Me recordo de ter ouvido Maya dizer que ela sempre estaria conosco, pois pessoas como Angélica eram eternizadas, mas não consegui levar em conta. Eu não queria palavras, eu queria ter chegado no hotel com ela viva. Ter jantado qualquer besteira industrializada e feito amor com ela por toda a madrugada.
Depois João chegou e me abraçou, aos prantos, pois ela fora também o grande amor de sua vida. E isso não era mais um incomodo para mim.
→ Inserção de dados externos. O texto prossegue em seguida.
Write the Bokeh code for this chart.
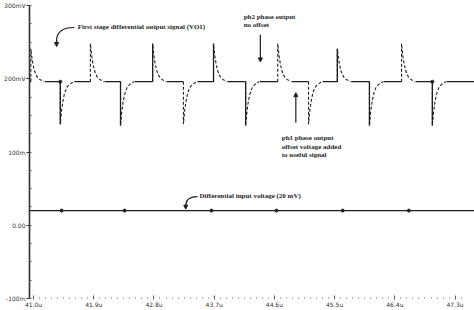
from bokeh.plotting import figure
from bokeh.models import (Range1d, FixedTicker, Label, Arrow, NormalHead, ColumnDataSource)
from bokeh.embed import file_html
from bokeh.resources import INLINE

# ---- data (time in microseconds, voltage in mV) ----
x_ticks = [41.0, 41.9, 42.8, 43.7, 44.6, 45.5, 46.4, 47.3]
x_tick_labels = ["41.0u", "41.9u", "42.8u", "43.7u", "44.6u", "45.5u", "46.4u", "47.3u"]
y_ticks = [-100, 0, 100, 200, 300]
y_tick_labels = ["-100m", "0.00", "100m", "200mV", "300mV"]

# switching instants of the chopper clock and the spike heights seen there
event_t = [40.96, 41.40, 41.85, 42.30, 42.78, 43.24, 43.69, 44.17,
           44.65, 45.11, 45.54, 46.02, 46.50, 46.96]
event_amp = [45, -58, 52, -60, 52, -58, 52, -60, 52, -58, 45, -60, 52, -60]
# phi1 output shows a sharp (solid) edge at these instants
solid_edge = [False, True, False, True, True, False, True, True,
              False, False, True, True, False, True]

baseline_mv = 196          # settled output level
input_mv = 20              # differential input voltage
# settling shape after each edge, sampled every settle_dt
settle_profile = [1.0, 0.67, 0.45, 0.30, 0.20, 0.13, 0.09, 0.06, 0.04, 0.02, 0.0]
settle_dt = 0.02

input_marks_t = [41.42, 42.36, 43.66, 44.63, 45.62, 46.61]
output_marks_t = [41.40, 46.96]

t_start, t_end = 40.94, 47.59

# ---- build traces ----
gap = settle_dt * (len(settle_profile) - 1)

solid_x, solid_y = [], []
prev_end = t_start
for t, a, s in zip(event_t, event_amp, solid_edge):
    if t > prev_end:
        solid_x += [prev_end, t]
        solid_y += [baseline_mv, baseline_mv]
        if s:
            solid_x += [t]
            solid_y += [baseline_mv + a]
        solid_x.append(float("nan"))
        solid_y.append(float("nan"))
    elif s:
        solid_x += [t, t, float("nan")]
        solid_y += [baseline_mv, baseline_mv + a, float("nan")]
    prev_end = t + gap + 0.01
solid_x += [prev_end, t_end]
solid_y += [baseline_mv, baseline_mv]

dash_x, dash_y = [], []
for t, a in zip(event_t, event_amp):
    dash_x.append(t)
    dash_y.append(baseline_mv)
    for k, f in enumerate(settle_profile):
        dash_x.append(t + k * settle_dt)
        dash_y.append(baseline_mv + a * f)
    dash_x.append(float("nan"))
    dash_y.append(float("nan"))

ink = "#1e1e1e"
serif = "Liberation Serif"

p = figure(width=474, height=310, output_backend="svg", toolbar_location=None,
           x_range=Range1d(t_start, t_end), y_range=Range1d(-100, 300),
           min_border_left=29, min_border_right=0, min_border_top=5,
           min_border_bottom=12)
p.outline_line_color = None
p.xgrid.visible = False
p.ygrid.visible = False
p.background_fill_color = "white"
p.border_fill_color = "white"

# axes
p.xaxis.ticker = FixedTicker(ticks=x_ticks,
                             minor_ticks=[x_ticks[0] + i * 0.09 for i in range(-1, 72)])
p.xaxis.major_label_overrides = dict(zip(x_ticks, x_tick_labels))
p.xaxis.axis_line_color = None
p.xaxis.major_tick_line_color = "#555"
p.xaxis.major_tick_in = 3
p.xaxis.major_tick_out = 1
p.xaxis.minor_tick_line_color = "#666"
p.xaxis.minor_tick_in = 1
p.xaxis.minor_tick_out = 0
p.xaxis.major_label_standoff = 1
p.xaxis.major_label_text_font = "DejaVu Sans"
p.xaxis.major_label_text_font_size = "6px"
p.xaxis.major_label_text_color = "#333"

p.yaxis.ticker = FixedTicker(ticks=y_ticks, minor_ticks=list(range(-100, 301, 25)))
p.yaxis.major_label_overrides = dict(zip(y_ticks, y_tick_labels))
p.yaxis.axis_line_color = "#333"
p.yaxis.axis_line_width = 1.6
p.yaxis.major_tick_line_color = "#333"
p.yaxis.major_tick_in = 0
p.yaxis.major_tick_out = 3
p.yaxis.minor_tick_line_color = "#555"
p.yaxis.minor_tick_in = 2
p.yaxis.minor_tick_out = 0
p.yaxis.major_label_standoff = 1
p.yaxis.major_label_text_font = "DejaVu Sans"
p.yaxis.major_label_text_font_size = "6px"
p.yaxis.major_label_text_color = "#333"

# differential input
p.line([t_start, t_end], [input_mv, input_mv], line_color=ink, line_width=1.3)
p.scatter(input_marks_t, [input_mv] * len(input_marks_t), size=3,
          color=ink, marker="circle")

# first-stage output: phi1 (solid) and settling of phi2 (dashed)
p.line(solid_x, solid_y, line_color=ink, line_width=1.3)
p.line(dash_x, dash_y, line_color=ink, line_width=1.1, line_dash="3 2")
p.scatter(output_marks_t, [baseline_mv] * len(output_marks_t), size=3,
          color=ink, marker="circle")

# ---- annotations ----
def note(x, y, text, size="7px", align="left"):
    p.add_layout(Label(x=x, y=y, text=text, text_font=serif, text_font_size=size,
                       text_color=ink, text_baseline="middle", text_align=align,
                       text_font_style="bold"))

def head():
    return NormalHead(size=4, fill_color=ink, line_color=ink)

note(41.66, 270, "First stage differential output signal (VO1)")
p.bezier(x0=[41.61], y0=[270], x1=[41.345], y1=[252],
         cx0=[41.40], cy0=[270], cx1=[41.345], cy1=[262],
         line_color=ink, line_width=1.2)
p.add_layout(Arrow(x_start=41.345, y_start=253, x_end=41.345, y_end=244,
                   end=head(), line_color=ink, line_width=1.2))

note(44.14, 284, "ph2 phase output")
note(44.14, 273, "no offset")
p.add_layout(Arrow(x_start=44.39, y_start=260, x_end=44.39, y_end=223,
                   end=head(), line_color=ink, line_width=1.2))

note(44.71, 118.5, "ph1 phase output")
note(44.71, 107.5, "offset voltage added")
note(44.71, 96.5, "to useful signal")
p.add_layout(Arrow(x_start=44.92, y_start=140, x_end=44.92, y_end=181,
                   end=head(), line_color=ink, line_width=1.2))

note(43.48, 40.5, "Differential input voltage (20 mV)")
p.bezier(x0=[43.45], y0=[39], x1=[43.275], y1=[28],
         cx0=[43.34], cy0=[39], cx1=[43.28], cy1=[35],
         line_color=ink, line_width=1.2)
p.add_layout(Arrow(x_start=43.275, y_start=29, x_end=43.275, y_end=22,
                   end=head(), line_color=ink, line_width=1.2))

p.add_layout(Label(x=46.76, y=-108.5, text="time (ns)", text_font=serif,
                   text_font_size="7px", text_color=ink, text_baseline="middle",
                   text_font_style="bold"))

open("out.html", "w").write(file_html(p, INLINE))
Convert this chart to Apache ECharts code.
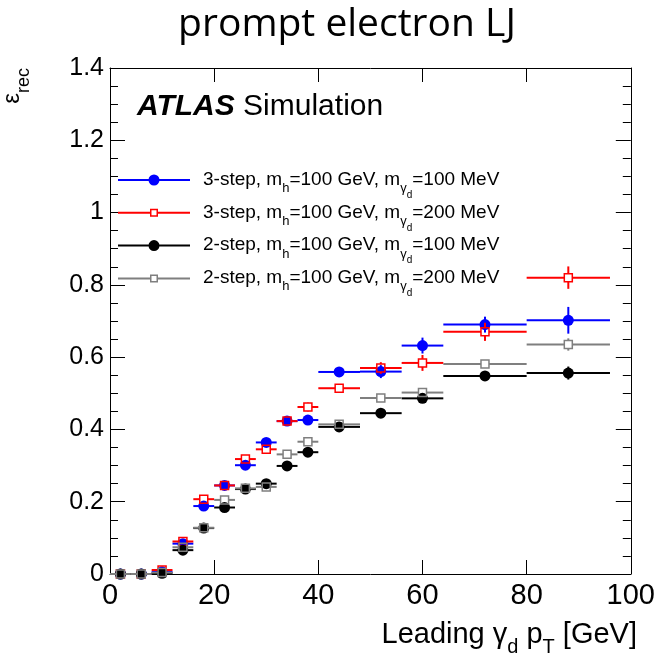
<!DOCTYPE html>
<html>
<head>
<meta charset="utf-8">
<script src="https://cdn.jsdelivr.net/npm/echarts@6/dist/echarts.min.js"></script>
<style>
  html, body { margin: 0; padding: 0; background: #fff; }
  #chart { width: 658px; height: 655px; }
</style>
</head>
<body>
<div id="chart"></div>
<script>
// Leading dark-photon pT bins (GeV): centre and half width
const binCenters    = [2, 6, 10, 14, 18, 22, 26, 30, 34, 38, 44, 52, 60, 72, 88];
const binHalfWidths = [2, 2, 2, 2, 2, 2, 2, 2, 2, 2, 4, 4, 4, 8, 8];

// Reconstruction efficiency of prompt electron lepton-jets, per sample
const eff3step100 = [0, 0, 0.006, 0.084, 0.188, 0.245, 0.301, 0.364, 0.423, 0.426, 0.559, 0.560, 0.632, 0.690, 0.702];
const err3step100 = [0, 0, 0.003, 0.006, 0.008, 0.009, 0.010, 0.010, 0.011, 0.011, 0.008, 0.018, 0.022, 0.022, 0.037];
const eff3step200 = [0, 0, 0.011, 0.090, 0.207, 0.245, 0.318, 0.345, 0.423, 0.462, 0.514, 0.570, 0.584, 0.670, 0.820];
const err3step200 = [0, 0, 0.004, 0.007, 0.008, 0.009, 0.010, 0.010, 0.012, 0.012, 0.010, 0.016, 0.022, 0.025, 0.031];
const eff2step100 = [0, 0, 0.002, 0.066, 0.127, 0.184, 0.235, 0.250, 0.299, 0.337, 0.407, 0.445, 0.486, 0.548, 0.556];
const err2step100 = [0, 0, 0.002, 0.005, 0.006, 0.007, 0.007, 0.007, 0.008, 0.008, 0.006, 0.006, 0.008, 0.010, 0.018];
const eff2step200 = [0, 0, 0.004, 0.074, 0.128, 0.205, 0.237, 0.241, 0.331, 0.366, 0.414, 0.487, 0.502, 0.581, 0.635];
const err2step200 = [0, 0, 0.003, 0.005, 0.006, 0.007, 0.007, 0.008, 0.008, 0.008, 0.006, 0.007, 0.008, 0.010, 0.017];

// Sample descriptions
const sampleSteps = ['3-step', '3-step', '2-step', '2-step'];
const higgsMass = 100;                         // GeV
const darkPhotonMasses = [100, 200, 100, 200]; // MeV

// Axis tick labels
const xTickLabels = ['0', '20', '40', '60', '80', '100'];
const yTickLabels = ['0', '0.2', '0.4', '0.6', '0.8', '1', '1.2', '1.4'];

const effs = [eff3step100, eff3step200, eff2step100, eff2step200];
const errs = [err3step100, err3step200, err2step100, err2step200];

// Marker look per sample (filled circles / open squares)
const markerStyles = [
  { color: '#0000ff', symbol: 'circle' },
  { color: '#ff0000', symbol: 'square' },
  { color: '#000000', symbol: 'circle' },
  { color: '#7f7f7f', symbol: 'square' }
];

const FONT = 'Liberation Sans, Helvetica, Arial, sans-serif';
const CIRCLE_R = 5.5;
const SQUARE_HALF = 4;
const BAR_WIDTH = 2;

const seriesNames = sampleSteps.map((s, i) =>
  s + ', m_h=' + higgsMass + ' GeV, m_γd=' + darkPhotonMasses[i] + ' MeV');
const richNames = {};
seriesNames.forEach((n, i) => {
  richNames[n] = '{gap|}{t|' + sampleSteps[i] + ', m}{sh|h}{t|=' + higgsMass +
    ' GeV, m}{sg|γ}{sd|d}{t|=' + darkPhotonMasses[i] + ' MeV}';
});

// Legend icons: horizontal bar with the marker in its middle
const legendIcons = {
  circle: 'path://M36,0M36,11M0,4.5H72V6.5H0Z' +
          'M30.5,5.5A5.5,5.5,0,1,1,41.5,5.5A5.5,5.5,0,1,1,30.5,5.5Z',
  square: 'path://M36,0M36,11M0,4.5H32V6.5H0ZM40,4.5H72V6.5H40Z' +
          'M32,1.5H40V9.5H32ZM33.5,3V8H38.5V3Z'
};

// Error bars (x = bin width, y = stat. error) with the marker on top
function makeRenderer(style) {
  return function (params, api) {
    const x = api.value(0), y = api.value(1), hw = api.value(2), err = api.value(3);
    const p = api.coord([x, y]);
    const xl = api.coord([x - hw, y])[0];
    const xr = api.coord([x + hw, y])[0];
    const yt = api.coord([x, y + err])[1];
    const yb = api.coord([x, y - err])[1];
    const gap = style.symbol === 'square' ? SQUARE_HALF : 0;
    const lineStyle = { stroke: style.color, lineWidth: BAR_WIDTH };
    const kids = [];
    const seg = (x1, y1, x2, y2) =>
      kids.push({ type: 'line', shape: { x1, y1, x2, y2 }, style: lineStyle });
    if (p[0] - gap > xl) seg(xl, p[1], p[0] - gap, p[1]);
    if (xr > p[0] + gap) seg(p[0] + gap, p[1], xr, p[1]);
    if (yt < p[1] - gap) seg(p[0], yt, p[0], p[1] - gap);
    if (yb > p[1] + gap) seg(p[0], p[1] + gap, p[0], yb);
    if (style.symbol === 'circle') {
      kids.push({ type: 'circle', shape: { cx: p[0], cy: p[1], r: CIRCLE_R },
                  style: { fill: style.color } });
    } else {
      kids.push({ type: 'rect',
                  shape: { x: p[0] - SQUARE_HALF, y: p[1] - SQUARE_HALF,
                           width: 2 * SQUARE_HALF, height: 2 * SQUARE_HALF },
                  style: { fill: 'none', stroke: style.color, lineWidth: 1.5 } });
    }
    return { type: 'group', children: kids };
  };
}

const series = seriesNames.map((name, i) => ({
  name: name,
  type: 'custom',
  xAxisIndex: 0,
  yAxisIndex: 0,
  itemStyle: { color: markerStyles[i].color },
  encode: { x: 0, y: 1 },
  data: binCenters.map((c, k) => [c, effs[i][k], binHalfWidths[k], errs[i][k]]),
  renderItem: makeRenderer(markerStyles[i]),
  z: 10 + i
}));

const tickLine = { color: '#000', width: 1 };
const xAxisCommon = {
  type: 'value', min: 0, max: 100, interval: 20,
  axisLine: { show: true, onZero: false, lineStyle: { color: '#000', width: 1 } },
  axisTick: { show: true, inside: true, length: 14, lineStyle: tickLine },
  splitLine: { show: false }
};
const yAxisCommon = {
  type: 'value', min: 0, max: 1.4, interval: 0.2,
  axisLine: { show: true, onZero: false, lineStyle: { color: '#000', width: 1 } },
  axisTick: { show: true, inside: true, length: 15, lineStyle: tickLine },
  minorTick: { show: true, splitNumber: 4, length: 8, lineStyle: tickLine },
  splitLine: { show: false }
};

const chart = echarts.init(document.getElementById('chart'), null, { renderer: 'canvas' });
chart.setOption({
  animation: false,
  backgroundColor: '#fff',
  title: {
    text: 'prompt electron LJ',
    left: 342, top: 0, textAlign: 'center',
    textStyle: { fontFamily: 'Open Sans', fontSize: 39, fontWeight: 'normal', color: '#000' }
  },
  grid: { left: 110, right: 21, top: 68, bottom: 81 },
  xAxis: [
    Object.assign({}, xAxisCommon, {
      position: 'bottom',
      axisLabel: { show: true, margin: 7, fontFamily: FONT, fontSize: 29, color: '#000',
                   formatter: v => xTickLabels[Math.round(v / 20)] }
    }),
    Object.assign({}, xAxisCommon, { position: 'top', axisLabel: { show: false } })
  ],
  yAxis: [
    Object.assign({}, yAxisCommon, {
      position: 'left',
      axisLabel: { show: true, margin: 6, fontFamily: FONT, fontSize: 25, color: '#000',
                   formatter: v => yTickLabels[Math.round(v / 0.2)] }
    }),
    Object.assign({}, yAxisCommon, { position: 'right', axisLabel: { show: false } })
  ],
  legend: {
    orient: 'vertical', left: 113, top: 165,
    itemWidth: 72, itemHeight: 11, itemGap: 2.8,
    symbolKeepAspect: true,
    selectedMode: false,
    data: seriesNames.map((n, i) => ({
      name: n, icon: legendIcons[markerStyles[i].symbol],
      itemStyle: { color: markerStyles[i].color, borderWidth: 0 }
    })),
    formatter: n => richNames[n],
    textStyle: {
      fontFamily: FONT, fontSize: 19, color: '#000',
      rich: {
        gap: { width: 8 },
        t:  { fontFamily: FONT, fontSize: 19, lineHeight: 20, verticalAlign: 'top', color: '#000' },
        sh: { fontFamily: FONT, fontSize: 13, lineHeight: 13, padding: [12, 0, 0, 0], verticalAlign: 'top', color: '#000' },
        sg: { fontFamily: FONT, fontSize: 13, lineHeight: 13, padding: [12, 0, 0, 0], verticalAlign: 'top', color: '#000' },
        sd: { fontFamily: FONT, fontSize: 10, lineHeight: 10, padding: [20, 0, 0, 0], verticalAlign: 'top', color: '#000' }
      }
    }
  },
  graphic: [
    {
      type: 'text', x: 137, y: 107, z: 20,
      style: {
        text: '{b|ATLAS}{n| Simulation}', fill: '#000',
        verticalAlign: 'middle', align: 'left',
        rich: {
          b: { fontFamily: FONT, fontSize: 30, fontWeight: 'bold', fontStyle: 'italic', fill: '#000' },
          n: { fontFamily: FONT, fontSize: 30, fill: '#000' }
        }
      }
    },
    {
      // x-axis title
      type: 'text', x: 637, y: 620, z: 20,
      style: {
        text: '{t|Leading γ}{s|d}{t| p}{s|T}{t| [GeV]}', fill: '#000',
        align: 'right', verticalAlign: 'top',
        rich: {
          t: { fontFamily: FONT, fontSize: 29, lineHeight: 29, verticalAlign: 'top', fill: '#000' },
          s: { fontFamily: FONT, fontSize: 20, lineHeight: 20, padding: [17, 0, 0, 0], verticalAlign: 'top', fill: '#000' }
        }
      }
    },
    {
      // y-axis title, reading upwards
      type: 'text', x: 0, y: 68, rotation: Math.PI / 2, z: 20,
      style: {
        text: '{e|ε}{s|rec}', fill: '#000',
        align: 'right', verticalAlign: 'top',
        rich: {
          e: { fontFamily: FONT, fontSize: 24, lineHeight: 24, verticalAlign: 'top', fill: '#000' },
          s: { fontFamily: FONT, fontSize: 18, lineHeight: 18, padding: [15, 0, 0, 0], verticalAlign: 'top', fill: '#000' }
        }
      }
    }
  ],
  series: series
});
</script>
</body>
</html>
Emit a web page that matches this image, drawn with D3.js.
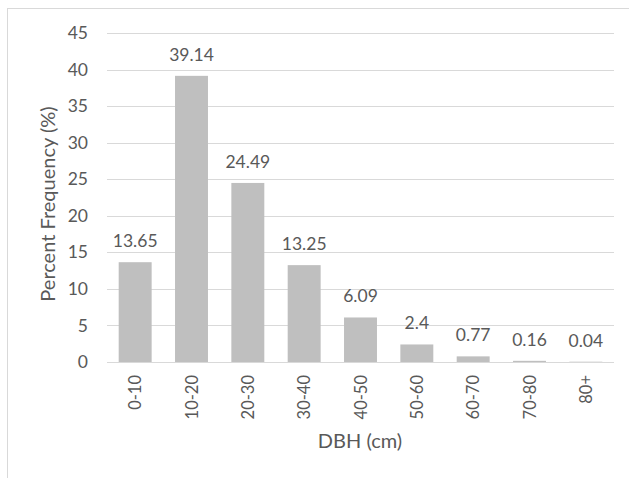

E durante os dias que sucederam após o falecimento de Angélica muitos amigos me ligaram, alguns parentes também, mas os únicos que eu conseguia ouvir eram João, Maya e meus filhos. Fiz todo o processo de investigação da morte pela qual Veridiana admitiu ser a culpada. Ela foi presa e a guarda dos nossos filhos tornou-se apenas minha. Eu sabia que precisava me reerguer. Brida e Fred precisavam de mim. De um pai que pudesse ama-los, mas não foi tão fácil como eu gostaria que fosse.
Maya fez o papel de mãe e João o de pai durante o tempo em que de forma egoísta, eu precisei viver a minha dor. Eles ficaram comigo por semanas, até que eu tivesse tempo pra poder suportar a perda de Angélica.
Passei pelo menos uma semana tentando entender o porquê de eu não ter me preocupado em impedi-la de correr pela rua ou de não ter pago a merda dos R$ 5,50 do estacionamento para guardar o carro. De não ter comprado pizza. Várias coisas que poderiam ter mudado o destino de Angélica. Ou não. Como é que dizem? “Quando é pra acontecer, não tem jeito”. Pois é. Eu é que não conseguia aceitar isso sem xingar Deus e o mundo por tirar a mulher que seria a mãe dos meus próximos filhos.
- Papai? – Brida entrou no meu quarto e me olhou de forma assustada, como se eu fosse brigar por estar falando comigo. Eu não sei quanto tempo que eu vejo meus filhos direito, mas acho que ela cresceu um pouco. Não era muito o estilo de Fred. Ele era mais na dele, calado. Parecido com Veridiana. Só mudava quando ficava bravo com a irmã.
- Entre, filha.
Ela se sentou ao meu lado e me abraçou desajeitada. Um abraço puro, sincero, amoroso. Eu retribui o abraço.
- Eu sinto muito pela tia Angélica. – Ela disse, como se soubesse do meu sofrimento. – A mamãe fez tudo aquilo... Né?
- Sim. – Respondi, sem pensar o quanto isso poderia mexer com o psicológico de uma criança, mesmo Brida sendo mais inteligente do que aparenta.
- Fique bem, papai. Ela vai virar uma estrelinha! Quando o Tom morreu ele virou uma estrelinha, o senhor me disse isso. – Eu sorri, lembrando-me do dia em que o cachorro de meus filhos morreu e eu disse a mesma frase dita por ela.
- Ela vai sim, filha. Uma linda estrela.
Beijei o topo de sua cabeça e sorri, novamente. Brida saiu do quarto, alegre por ter conseguido um sorriso meu.
As semanas começavam a passar mais rápido na medida que eu me reerguia, tentando encontrar em qualquer mínima felicidade um motivo pra continuar a viver. É verdade, o mundo não parou porque Angélica falecera tão nova ou porque eu sofria por isso. Nada parou, ninguém sofreu por mim ou viveu a minha dor. Teve gente que fez parte, como Maya, João e meus filhos. Mas nenhum deles sabe o que isso foi pra mim. A dor é uma coisa muito pessoal. Não se transfere a dor.
Eu a amaria pra sempre. E ninguém preencheria ou modificaria isso em mim. Ama-la foi uma prova de que amor não é tudo. Eu ama-la não a salvou da morte. Ela ter levado uma parte de mim não fez o mundo parar pra eu sofrer. A morte é só uma fase. E a vida é só um detalhe.
Mentalizei o rosto de Angélica com facilidade, mas guardei comigo o seu sorriso. Aquele sorriso. O que ela dava quando se irritava comigo, mas não queria admitir, porque isso era uma afronta. E ela sempre seria a minha desavença preferida.
Foi uma honra sofrer por ela. E honra maior ainda ama-la.
E aquele sorriso puro e inocente. O sorriso que era capaz de conseguir a paz mundial facilmente... Quem poderia dizer que era o último?